Strategic Implications for Brand Owners, Retailers and Investors
For Brand Owners: A clear, defensible portfolio strategy is paramount. Attempting to compete across the entire spectrum with one brand is increasingly untenable. Consider a house-of-brands approach, with distinct brand identities for value, mainstream, and premium tiers. Invest disproportionately in DTC capabilities and deep partnerships with key specialty retailers to control brand narrative and capture margin. Innovation investment must be sustained consumer-centric, focused on claim-backed benefits that can be simply communicated and defended.
For Retailers (Mass & Specialty): The power of shelf control and consumer data is your ultimate asset. For mass retailers, the strategic play is to deepen private-label programs, moving into higher tiers with credible quality to capture margin and customer loyalty. For specialty retailers, the imperative is to deepen service, expertise, and community building to justify your role as a curator and advisor, insulating against pure price competition from online channels. Both must optimize omnichannel fulfillment to meet consumer expectations for convenience.
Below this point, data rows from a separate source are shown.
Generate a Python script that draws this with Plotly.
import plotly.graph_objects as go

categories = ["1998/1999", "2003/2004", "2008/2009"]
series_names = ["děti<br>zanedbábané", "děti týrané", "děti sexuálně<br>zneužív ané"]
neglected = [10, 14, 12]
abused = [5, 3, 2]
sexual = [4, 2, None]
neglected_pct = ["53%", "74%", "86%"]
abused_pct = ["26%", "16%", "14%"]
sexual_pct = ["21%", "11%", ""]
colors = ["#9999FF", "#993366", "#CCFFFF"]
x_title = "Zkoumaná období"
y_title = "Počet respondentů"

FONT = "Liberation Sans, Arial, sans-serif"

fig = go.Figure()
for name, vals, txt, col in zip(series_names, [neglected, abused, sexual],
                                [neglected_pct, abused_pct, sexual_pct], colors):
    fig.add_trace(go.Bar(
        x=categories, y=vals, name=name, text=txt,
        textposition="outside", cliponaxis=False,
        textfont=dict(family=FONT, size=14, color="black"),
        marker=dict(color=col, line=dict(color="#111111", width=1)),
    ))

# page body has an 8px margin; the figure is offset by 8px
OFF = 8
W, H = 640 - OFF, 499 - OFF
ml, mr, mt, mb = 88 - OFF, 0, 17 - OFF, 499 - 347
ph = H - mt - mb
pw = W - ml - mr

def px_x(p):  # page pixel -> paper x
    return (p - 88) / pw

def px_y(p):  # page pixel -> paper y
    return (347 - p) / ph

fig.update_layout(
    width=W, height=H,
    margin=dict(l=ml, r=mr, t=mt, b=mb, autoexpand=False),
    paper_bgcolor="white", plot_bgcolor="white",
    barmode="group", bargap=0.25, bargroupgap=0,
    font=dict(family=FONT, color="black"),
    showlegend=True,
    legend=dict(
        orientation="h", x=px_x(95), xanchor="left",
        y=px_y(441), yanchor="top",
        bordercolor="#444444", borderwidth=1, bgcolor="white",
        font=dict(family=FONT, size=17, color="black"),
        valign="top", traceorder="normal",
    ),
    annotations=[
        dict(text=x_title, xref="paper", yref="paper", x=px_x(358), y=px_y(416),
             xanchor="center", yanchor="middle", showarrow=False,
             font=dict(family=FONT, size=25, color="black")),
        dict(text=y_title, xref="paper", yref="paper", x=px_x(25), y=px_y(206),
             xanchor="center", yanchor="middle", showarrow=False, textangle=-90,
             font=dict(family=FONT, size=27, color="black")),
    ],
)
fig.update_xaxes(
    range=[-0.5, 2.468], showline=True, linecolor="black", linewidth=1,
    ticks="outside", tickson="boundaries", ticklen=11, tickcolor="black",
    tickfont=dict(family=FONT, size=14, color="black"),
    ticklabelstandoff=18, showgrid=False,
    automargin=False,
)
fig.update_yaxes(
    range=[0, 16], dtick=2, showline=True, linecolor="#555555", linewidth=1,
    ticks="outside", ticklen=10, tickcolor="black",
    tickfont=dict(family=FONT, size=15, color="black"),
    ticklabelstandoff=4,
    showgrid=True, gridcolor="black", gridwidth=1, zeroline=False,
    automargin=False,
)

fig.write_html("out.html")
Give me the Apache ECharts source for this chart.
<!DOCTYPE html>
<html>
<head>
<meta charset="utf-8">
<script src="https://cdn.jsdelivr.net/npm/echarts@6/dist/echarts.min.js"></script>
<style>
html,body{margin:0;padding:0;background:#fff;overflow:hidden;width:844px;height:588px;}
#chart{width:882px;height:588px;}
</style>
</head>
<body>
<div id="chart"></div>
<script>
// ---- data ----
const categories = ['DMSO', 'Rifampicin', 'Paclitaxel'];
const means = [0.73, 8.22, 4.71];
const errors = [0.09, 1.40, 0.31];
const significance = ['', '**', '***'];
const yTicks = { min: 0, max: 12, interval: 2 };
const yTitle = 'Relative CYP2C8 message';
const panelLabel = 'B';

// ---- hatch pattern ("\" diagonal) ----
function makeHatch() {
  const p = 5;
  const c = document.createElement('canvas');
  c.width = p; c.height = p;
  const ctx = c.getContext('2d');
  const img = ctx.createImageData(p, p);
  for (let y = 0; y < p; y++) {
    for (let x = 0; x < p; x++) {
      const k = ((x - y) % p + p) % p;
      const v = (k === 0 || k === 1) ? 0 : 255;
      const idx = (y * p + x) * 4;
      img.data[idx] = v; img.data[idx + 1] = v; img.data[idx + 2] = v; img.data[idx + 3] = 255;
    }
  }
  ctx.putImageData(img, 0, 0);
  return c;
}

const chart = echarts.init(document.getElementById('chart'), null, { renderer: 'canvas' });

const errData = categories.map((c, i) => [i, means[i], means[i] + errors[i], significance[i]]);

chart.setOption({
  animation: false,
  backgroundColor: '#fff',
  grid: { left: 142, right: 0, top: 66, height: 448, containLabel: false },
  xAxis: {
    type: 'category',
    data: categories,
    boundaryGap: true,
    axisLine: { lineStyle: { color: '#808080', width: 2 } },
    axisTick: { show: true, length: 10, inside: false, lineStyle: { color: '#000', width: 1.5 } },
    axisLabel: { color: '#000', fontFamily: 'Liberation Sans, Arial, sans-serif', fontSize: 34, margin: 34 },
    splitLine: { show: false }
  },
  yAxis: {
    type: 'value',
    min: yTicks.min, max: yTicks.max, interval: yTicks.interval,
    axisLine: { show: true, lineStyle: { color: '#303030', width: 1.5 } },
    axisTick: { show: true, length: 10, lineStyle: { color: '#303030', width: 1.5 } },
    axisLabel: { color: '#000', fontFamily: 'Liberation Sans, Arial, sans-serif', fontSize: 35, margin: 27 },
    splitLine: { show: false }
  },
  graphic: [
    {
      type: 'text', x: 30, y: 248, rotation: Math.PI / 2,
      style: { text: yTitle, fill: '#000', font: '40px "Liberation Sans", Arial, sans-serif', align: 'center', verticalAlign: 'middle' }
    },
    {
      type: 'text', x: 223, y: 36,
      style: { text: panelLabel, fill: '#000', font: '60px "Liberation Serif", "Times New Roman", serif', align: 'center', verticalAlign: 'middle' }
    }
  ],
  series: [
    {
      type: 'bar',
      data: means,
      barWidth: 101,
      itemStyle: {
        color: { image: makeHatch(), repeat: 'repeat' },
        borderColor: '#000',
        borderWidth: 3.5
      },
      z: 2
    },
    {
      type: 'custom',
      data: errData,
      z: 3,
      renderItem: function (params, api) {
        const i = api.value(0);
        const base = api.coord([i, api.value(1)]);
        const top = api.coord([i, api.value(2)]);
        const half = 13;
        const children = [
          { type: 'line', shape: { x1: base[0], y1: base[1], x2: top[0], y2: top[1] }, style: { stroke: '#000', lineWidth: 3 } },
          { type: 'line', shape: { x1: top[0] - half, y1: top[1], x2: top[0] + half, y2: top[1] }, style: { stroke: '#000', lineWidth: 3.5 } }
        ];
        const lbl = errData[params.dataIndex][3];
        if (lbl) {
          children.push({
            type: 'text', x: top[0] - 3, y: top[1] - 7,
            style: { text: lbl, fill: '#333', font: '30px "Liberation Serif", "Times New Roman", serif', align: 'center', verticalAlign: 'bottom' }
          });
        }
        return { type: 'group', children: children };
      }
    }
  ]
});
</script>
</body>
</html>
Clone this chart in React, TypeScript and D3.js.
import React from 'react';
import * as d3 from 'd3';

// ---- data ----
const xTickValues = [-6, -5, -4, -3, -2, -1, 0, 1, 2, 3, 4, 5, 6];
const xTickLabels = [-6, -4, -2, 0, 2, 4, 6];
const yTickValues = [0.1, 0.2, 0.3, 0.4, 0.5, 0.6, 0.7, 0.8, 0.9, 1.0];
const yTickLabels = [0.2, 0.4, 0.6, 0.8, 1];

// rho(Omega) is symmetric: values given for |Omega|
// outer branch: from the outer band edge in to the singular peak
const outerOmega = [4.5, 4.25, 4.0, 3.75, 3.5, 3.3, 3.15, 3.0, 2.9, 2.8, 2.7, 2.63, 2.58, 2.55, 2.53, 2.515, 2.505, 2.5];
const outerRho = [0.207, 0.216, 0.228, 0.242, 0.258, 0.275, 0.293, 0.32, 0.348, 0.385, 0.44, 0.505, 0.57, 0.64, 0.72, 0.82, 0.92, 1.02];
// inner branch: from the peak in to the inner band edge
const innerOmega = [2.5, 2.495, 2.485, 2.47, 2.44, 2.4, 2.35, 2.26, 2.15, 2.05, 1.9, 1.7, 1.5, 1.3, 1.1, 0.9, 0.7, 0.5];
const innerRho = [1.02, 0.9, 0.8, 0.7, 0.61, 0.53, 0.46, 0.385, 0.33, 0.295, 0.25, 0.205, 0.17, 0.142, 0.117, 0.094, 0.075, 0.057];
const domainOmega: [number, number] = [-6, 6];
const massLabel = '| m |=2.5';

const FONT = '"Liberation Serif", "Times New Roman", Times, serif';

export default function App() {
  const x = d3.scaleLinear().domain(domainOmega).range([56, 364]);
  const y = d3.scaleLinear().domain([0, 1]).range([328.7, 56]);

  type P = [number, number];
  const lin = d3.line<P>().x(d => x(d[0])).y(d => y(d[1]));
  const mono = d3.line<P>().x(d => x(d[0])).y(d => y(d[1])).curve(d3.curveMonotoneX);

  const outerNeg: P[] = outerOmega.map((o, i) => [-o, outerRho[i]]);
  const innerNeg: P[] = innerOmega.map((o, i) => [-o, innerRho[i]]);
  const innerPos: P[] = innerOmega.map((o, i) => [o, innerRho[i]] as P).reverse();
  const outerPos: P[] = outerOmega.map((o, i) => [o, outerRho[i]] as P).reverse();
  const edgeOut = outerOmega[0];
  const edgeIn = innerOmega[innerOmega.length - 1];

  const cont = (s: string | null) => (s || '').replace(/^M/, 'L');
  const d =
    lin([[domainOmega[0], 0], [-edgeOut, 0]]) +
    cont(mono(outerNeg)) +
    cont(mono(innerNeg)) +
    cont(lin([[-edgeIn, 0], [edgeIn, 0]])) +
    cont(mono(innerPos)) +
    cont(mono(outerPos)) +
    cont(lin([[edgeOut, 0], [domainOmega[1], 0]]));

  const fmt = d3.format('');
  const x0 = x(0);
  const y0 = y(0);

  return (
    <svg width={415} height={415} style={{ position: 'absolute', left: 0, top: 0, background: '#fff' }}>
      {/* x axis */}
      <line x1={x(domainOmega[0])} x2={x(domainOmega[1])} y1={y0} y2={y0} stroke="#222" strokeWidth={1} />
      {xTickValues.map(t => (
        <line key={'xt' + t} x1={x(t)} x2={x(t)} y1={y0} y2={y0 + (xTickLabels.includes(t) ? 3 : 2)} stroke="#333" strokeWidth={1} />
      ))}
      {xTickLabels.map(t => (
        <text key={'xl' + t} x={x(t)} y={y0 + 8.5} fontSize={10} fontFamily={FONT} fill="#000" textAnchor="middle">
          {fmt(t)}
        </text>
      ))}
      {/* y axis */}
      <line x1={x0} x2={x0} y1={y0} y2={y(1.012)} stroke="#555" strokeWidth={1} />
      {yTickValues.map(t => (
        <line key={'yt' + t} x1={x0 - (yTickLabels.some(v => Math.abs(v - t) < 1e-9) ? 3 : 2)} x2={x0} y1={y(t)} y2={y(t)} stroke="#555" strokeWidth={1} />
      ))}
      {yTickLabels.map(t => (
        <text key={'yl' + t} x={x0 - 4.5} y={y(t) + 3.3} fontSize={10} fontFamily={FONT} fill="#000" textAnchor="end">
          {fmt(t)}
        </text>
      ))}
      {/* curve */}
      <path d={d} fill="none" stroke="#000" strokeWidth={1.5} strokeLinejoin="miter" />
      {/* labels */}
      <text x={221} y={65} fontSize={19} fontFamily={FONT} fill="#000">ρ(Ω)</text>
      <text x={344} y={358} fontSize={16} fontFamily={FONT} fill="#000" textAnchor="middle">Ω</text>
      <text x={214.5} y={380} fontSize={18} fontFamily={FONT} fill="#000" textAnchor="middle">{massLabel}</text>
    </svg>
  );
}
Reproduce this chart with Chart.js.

For Investors: Look for companies with clear control points in their value chain—whether in manufacturing, brand equity, or direct distribution. Assess the resilience of their price architecture and their ability to generate profit beyond promotionally driven volume. Companies with a coherent ecosystem strategy (machines + services + consumables) represent a more defensible, higher-margin business model than pure hardware vendors. Be wary of brands overly reliant on a single channel, especially those exposed to the margin-eroding dynamics of large online marketplaces without a counterbalancing premium direct business. The winners will be those with strategic clarity, operational discipline, and a direct line to evolving consumer needs.